AcehAsia.com| Jakarta – Rancangan Undang-Undang (RUU) Masyarakat Adat menjadi suatu perwujudan nyata dari amanat konstitusi. Hal ini didorong dengan melekatnya hubungan antar masyarakat adat dengan wilayah tempat tinggal mereka. Pengesahan RUU ini tentunya akan menjadi pengesahan atas hak-hak yang masih memunculkan konflik dengan pemerintahan.
“RUU Masyarakat Adat adalah wujud konkret dari amanat konstitusi. Tanpa undang-undang ini, pengakuan terhadap hak-hak masyarakat adat masih bersifat sektoral, lambat, diskriminatif, dan rawan menimbulkan konflik,” tegas Rina Mardiana, akademisi dari IPB University dalam Diskusi Publik “Hak-Hak Tradisional Masyarakat Adat dan Urgensinya terhadap Upaya Mendorong Pengesahan RUU Masyarakat Adat” pada Kamis (17/04 /2025).
Berbeda dengan masyarakat pada umumnya, masyarakat adat memiliki cara tersendiri untuk menjaga wilayah mereka.
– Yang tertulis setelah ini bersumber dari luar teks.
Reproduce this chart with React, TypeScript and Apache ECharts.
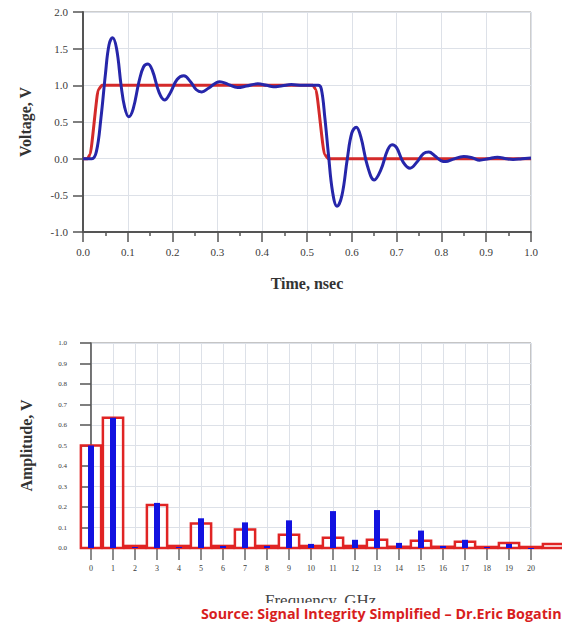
import React, { useEffect, useRef } from "react";
import * as echarts from "echarts";

// ---- Top chart: time domain (Time, nsec vs Voltage, V) ----
const idealPulse: [number, number][] = [
  [0.0, 0], [0.01, 0], [0.016, 0.06], [0.034, 0.94], [0.042, 1.0],
  [0.513, 1.0], [0.52, 0.94], [0.539, 0.06], [0.547, 0], [1.0, 0],
];

const measuredPulse: [number, number][] = [
  [0.0, 0], [0.02, 0.0], [0.03, 0.1], [0.04, 0.55], [0.05, 1.15], [0.058, 1.55],
  [0.066, 1.65], [0.075, 1.5], [0.085, 1.0], [0.093, 0.7], [0.102, 0.57],
  [0.112, 0.68], [0.125, 1.05], [0.135, 1.25], [0.145, 1.29], [0.155, 1.2],
  [0.17, 0.9], [0.182, 0.8], [0.195, 0.9], [0.21, 1.08], [0.225, 1.13],
  [0.24, 1.05], [0.253, 0.94], [0.265, 0.91], [0.28, 0.96], [0.305, 1.05],
  [0.325, 1.01], [0.345, 0.97], [0.365, 0.99], [0.39, 1.02], [0.41, 1.0],
  [0.425, 0.98], [0.445, 0.995], [0.465, 1.01], [0.49, 1.0], [0.525, 1.0],
  [0.532, 0.95], [0.54, 0.55], [0.548, 0.05], [0.557, -0.45], [0.567, -0.65],
  [0.578, -0.5], [0.59, 0.0], [0.6, 0.35], [0.61, 0.43], [0.62, 0.3],
  [0.635, -0.1], [0.65, -0.29], [0.665, -0.15], [0.68, 0.12], [0.69, 0.19],
  [0.7, 0.15], [0.715, -0.05], [0.73, -0.13], [0.745, -0.05], [0.76, 0.07],
  [0.772, 0.09], [0.785, 0.04], [0.8, -0.03], [0.81, -0.04], [0.825, -0.01],
  [0.85, 0.03], [0.87, 0.01], [0.885, -0.02], [0.905, 0.0], [0.925, 0.02],
  [0.945, 0.0], [0.96, -0.01], [0.98, 0.0], [1.0, 0.01],
];

// ---- Bottom chart: frequency domain (Frequency, GHz vs Amplitude, V) ----
const harmonics = [0, 1, 2, 3, 4, 5, 6, 7, 8, 9, 10, 11, 12, 13, 14, 15, 16, 17, 18, 19, 20, 21];
const idealAmplitude = [
  0.5, 0.635, 0.01, 0.21, 0.01, 0.12, 0.01, 0.09, 0.01, 0.065, 0.01,
  0.05, 0.01, 0.04, 0.006, 0.035, 0.006, 0.03, 0.005, 0.025, 0.005, 0.02,
];
const measuredAmplitude = [
  0.5, 0.635, 0.005, 0.22, 0.005, 0.145, 0.01, 0.125, 0.01, 0.135, 0.02,
  0.18, 0.04, 0.185, 0.025, 0.085, 0.01, 0.04, 0.005, 0.02, 0.0,
];

const serif = "'Liberation Serif', 'DejaVu Serif', serif";

export default function App() {
  const ref = useRef<HTMLDivElement>(null);

  useEffect(() => {
    if (!ref.current) return;
    const chart = echarts.init(ref.current, undefined, { renderer: "svg" });

    const idealBars = harmonics.map((h, i) => [h, idealAmplitude[i]]);
    const measBars = measuredAmplitude.map((v, i) => [harmonics[i], v]);

    const option: any = {
      animation: false,
      backgroundColor: "#ffffff",
      grid: [
        { left: 83, top: 12, width: 448, height: 220, show: true, borderColor: "#9a9a9a", borderWidth: 1, backgroundColor: "transparent" },
        { left: 91, top: 343, width: 440, height: 205, show: true, borderColor: "#8a8a8a", borderWidth: 1, backgroundColor: "transparent" },
      ],
      xAxis: [
        {
          gridIndex: 0, type: "value", min: 0, max: 1, interval: 0.1,
          axisLine: { show: true, onZero: false, lineStyle: { color: "#555", width: 2 } },
          axisTick: { show: true, inside: false, length: 10, lineStyle: { color: "#555", width: 1.5 } },
          minorTick: { show: true, splitNumber: 2, length: 4, lineStyle: { color: "#555", width: 1.5 } },
          splitLine: { show: true, lineStyle: { color: "#dde1e8", width: 1 } },
          axisLabel: { formatter: (v: number) => v.toFixed(1), fontFamily: serif, fontSize: 11, color: "#3a3a3a", margin: 14 },
          name: "Time, nsec", nameLocation: "middle", nameGap: 43,
          nameTextStyle: { fontFamily: serif, fontSize: 16, fontWeight: "bold", color: "#333" },
        },
        {
          gridIndex: 1, type: "value", min: 0, max: 20, interval: 1,
          axisLine: { show: true, onZero: false, lineStyle: { color: "#555", width: 1.5 } },
          axisTick: { show: true, inside: false, length: 12, lineStyle: { color: "#666", width: 1.5 } },
          splitLine: { show: true, lineStyle: { color: "#dde1e8", width: 1 } },
          axisLabel: { formatter: (v: number) => String(v), fontFamily: serif, fontSize: 8, color: "#3a3a3a", margin: 16 },
        },
      ],
      yAxis: [
        {
          gridIndex: 0, type: "value", min: -1, max: 2, interval: 0.5,
          axisLine: { show: true, onZero: false, lineStyle: { color: "#555", width: 2 } },
          axisTick: { show: true, inside: false, length: 10, lineStyle: { color: "#555", width: 1.5 } },
          splitLine: { show: true, lineStyle: { color: "#dde1e8", width: 1 } },
          axisLabel: { formatter: (v: number) => v.toFixed(1), fontFamily: serif, fontSize: 11, color: "#3a3a3a", margin: 15 },
          name: "Voltage, V", nameLocation: "middle", nameGap: 50, nameRotate: 90,
          nameTextStyle: { fontFamily: serif, fontSize: 16, fontWeight: "bold", color: "#333" },
        },
        {
          gridIndex: 1, type: "value", min: 0, max: 1, interval: 0.1,
          axisLine: { show: true, onZero: false, lineStyle: { color: "#555", width: 1.5 } },
          axisTick: { show: true, inside: false, length: 11, lineStyle: { color: "#555", width: 1.5 } },
          splitLine: { show: true, lineStyle: { color: "#dde1e8", width: 1 } },
          axisLabel: { formatter: (v: number) => v.toFixed(1), fontFamily: serif, fontSize: 7, color: "#3a3a3a", margin: 24 },
          name: "Amplitude, V", nameLocation: "middle", nameGap: 57, nameRotate: 90,
          nameTextStyle: { fontFamily: serif, fontSize: 16, fontWeight: "bold", color: "#333" },
        },
      ],
      series: [
        {
          type: "line", xAxisIndex: 0, yAxisIndex: 0, data: idealPulse,
          showSymbol: false, smooth: 0.15, smoothMonotone: "x",
          lineStyle: { color: "#d42a2a", width: 3 }, z: 3,
        },
        {
          type: "line", xAxisIndex: 0, yAxisIndex: 0, data: measuredPulse,
          showSymbol: false, smooth: 0.4,
          lineStyle: { color: "#2626aa", width: 3 }, z: 4,
        },
        {
          type: "custom", xAxisIndex: 1, yAxisIndex: 1, data: idealBars, clip: false, z: 3,
          renderItem: (_p: any, api: any) => {
            const k = api.value(0);
            const v = api.value(1);
            const a = api.coord([k - 0.46, v]);
            const b = api.coord([k + 0.46, 0]);
            return {
              type: "rect",
              shape: { x: a[0], y: a[1], width: b[0] - a[0], height: b[1] - a[1] },
              style: { fill: "none", stroke: "#e02424", lineWidth: 2.5 },
            };
          },
        },
        {
          type: "custom", xAxisIndex: 1, yAxisIndex: 1, data: measBars, clip: false, z: 4,
          renderItem: (_p: any, api: any) => {
            const k = api.value(0);
            const v = api.value(1);
            const a = api.coord([k, v]);
            const b = api.coord([k, 0]);
            return {
              type: "rect",
              shape: { x: a[0] - 3, y: a[1], width: 6, height: Math.max(b[1] - a[1], 1) },
              style: { fill: "#1212e0" },
            };
          },
        },
      ],
      graphic: [
        {
          type: "text", left: 265, top: 592,
          style: { text: "Frequency, GHz", fontFamily: serif, fontSize: 17, lineHeight: 10, fill: "#444" },
          z: 10,
        },
        {
          type: "rect", shape: { x: 180, y: 603, width: 382, height: 14 },
          style: { fill: "#ffffff" }, z: 11,
        },
        {
          type: "text", left: 201, top: 605,
          style: {
            text: "Source: Signal Integrity Simplified \u2013 Dr.Eric Bogatin",
            fontFamily: "'Open Sans', 'Noto Sans', sans-serif", fontSize: 14.3, lineHeight: 16, fontWeight: "bold", fill: "#d81e1e",
          },
          z: 12,
        },
      ],
    };

    chart.setOption(option);
    return () => chart.dispose();
  }, []);

  return (
    <div
      ref={ref}
      style={{ position: "absolute", left: 0, top: 0, width: 562, height: 628, background: "#fff" }}
    />
  );
}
Baik dari segi sistem hukum, sosial, bahkan ke ranah ekonomi. Rina menyebut hal tersebut juga berlaku atas hak tanah dan sumber daya alam yang menjadi “hak-hak tradisional” yang harusnya dipayungi oleh hukum.
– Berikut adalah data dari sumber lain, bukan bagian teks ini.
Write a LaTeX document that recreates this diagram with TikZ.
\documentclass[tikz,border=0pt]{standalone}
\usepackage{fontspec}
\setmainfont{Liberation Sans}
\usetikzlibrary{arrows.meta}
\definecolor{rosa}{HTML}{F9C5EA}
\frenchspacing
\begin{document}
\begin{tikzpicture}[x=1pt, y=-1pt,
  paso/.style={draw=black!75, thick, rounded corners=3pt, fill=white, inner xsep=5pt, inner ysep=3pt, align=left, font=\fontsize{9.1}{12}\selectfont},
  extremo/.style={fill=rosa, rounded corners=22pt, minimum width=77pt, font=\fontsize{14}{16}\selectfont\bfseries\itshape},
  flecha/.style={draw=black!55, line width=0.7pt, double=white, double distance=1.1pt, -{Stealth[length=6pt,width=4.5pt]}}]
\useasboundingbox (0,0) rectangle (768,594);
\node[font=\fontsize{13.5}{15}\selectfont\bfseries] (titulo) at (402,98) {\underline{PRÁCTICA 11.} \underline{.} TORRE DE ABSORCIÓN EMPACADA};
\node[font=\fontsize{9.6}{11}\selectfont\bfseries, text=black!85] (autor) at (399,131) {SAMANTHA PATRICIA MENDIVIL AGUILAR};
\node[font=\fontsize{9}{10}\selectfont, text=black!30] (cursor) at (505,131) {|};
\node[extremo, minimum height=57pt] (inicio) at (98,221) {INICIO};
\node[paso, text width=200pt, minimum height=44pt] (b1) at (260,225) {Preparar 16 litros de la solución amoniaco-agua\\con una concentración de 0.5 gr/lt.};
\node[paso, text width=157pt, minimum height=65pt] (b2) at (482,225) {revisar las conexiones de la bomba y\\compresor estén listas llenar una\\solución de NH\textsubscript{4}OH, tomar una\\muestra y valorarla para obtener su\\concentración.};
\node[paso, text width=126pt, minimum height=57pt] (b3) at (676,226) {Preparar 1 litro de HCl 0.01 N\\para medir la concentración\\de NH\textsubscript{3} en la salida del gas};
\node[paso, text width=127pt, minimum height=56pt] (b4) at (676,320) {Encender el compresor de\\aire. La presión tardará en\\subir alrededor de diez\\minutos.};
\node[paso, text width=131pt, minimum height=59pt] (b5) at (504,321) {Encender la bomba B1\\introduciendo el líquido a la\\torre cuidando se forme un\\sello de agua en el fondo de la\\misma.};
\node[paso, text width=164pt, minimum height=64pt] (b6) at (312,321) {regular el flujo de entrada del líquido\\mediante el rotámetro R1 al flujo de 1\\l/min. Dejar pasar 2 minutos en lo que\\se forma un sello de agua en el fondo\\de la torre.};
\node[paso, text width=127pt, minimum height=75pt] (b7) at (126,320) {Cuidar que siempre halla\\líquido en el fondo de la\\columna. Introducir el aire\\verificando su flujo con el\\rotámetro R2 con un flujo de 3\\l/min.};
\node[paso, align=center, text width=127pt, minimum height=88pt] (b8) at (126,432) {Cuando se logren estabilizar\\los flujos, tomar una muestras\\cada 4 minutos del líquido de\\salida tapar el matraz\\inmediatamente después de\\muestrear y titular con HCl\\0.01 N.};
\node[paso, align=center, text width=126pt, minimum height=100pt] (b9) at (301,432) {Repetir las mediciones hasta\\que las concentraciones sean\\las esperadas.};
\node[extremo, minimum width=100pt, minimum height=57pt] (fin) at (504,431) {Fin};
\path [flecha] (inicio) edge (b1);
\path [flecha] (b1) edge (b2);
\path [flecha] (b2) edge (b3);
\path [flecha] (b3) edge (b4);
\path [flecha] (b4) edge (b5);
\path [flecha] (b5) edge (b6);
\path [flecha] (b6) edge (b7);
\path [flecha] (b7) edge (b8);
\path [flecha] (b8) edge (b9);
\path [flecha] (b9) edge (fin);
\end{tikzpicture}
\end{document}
Sejalan dengan Rina, Erwin selaku anggota dari Perkumpulan HuMa, mengungkapkan frasa “hak-hak tradisional” harusnya mampu menjadi bagian dari rujukan untuk hak-hak masyarakat adat yang disahkan dalam RUU.
“UU masyarakat Adat harus memperjelas hak-hak yang melekat di masyarakat adat, memastikan hak tersebut adalah HAM, dan menjadikan Negara bertanggung jawab untuk menghormati, memenuhi dan melindungi hak-hak tersebut”, tegas Erwin.
Namun kenyataannya, masih banyak masyarakat adat yang kehilangan akses terhadap sumber daya agragia. Di Sumba Timur, Nusa Tenggara Timur menjadi contoh dari tidak adanya payung hukum yang melindungi hak masyarakat adat. Koppesda Sumba, Triawan Umbu Uli Mekahati mengaku sudah melakukan berbagai upaya untuk mendapatkan perlindungan bagi masyarakat adat.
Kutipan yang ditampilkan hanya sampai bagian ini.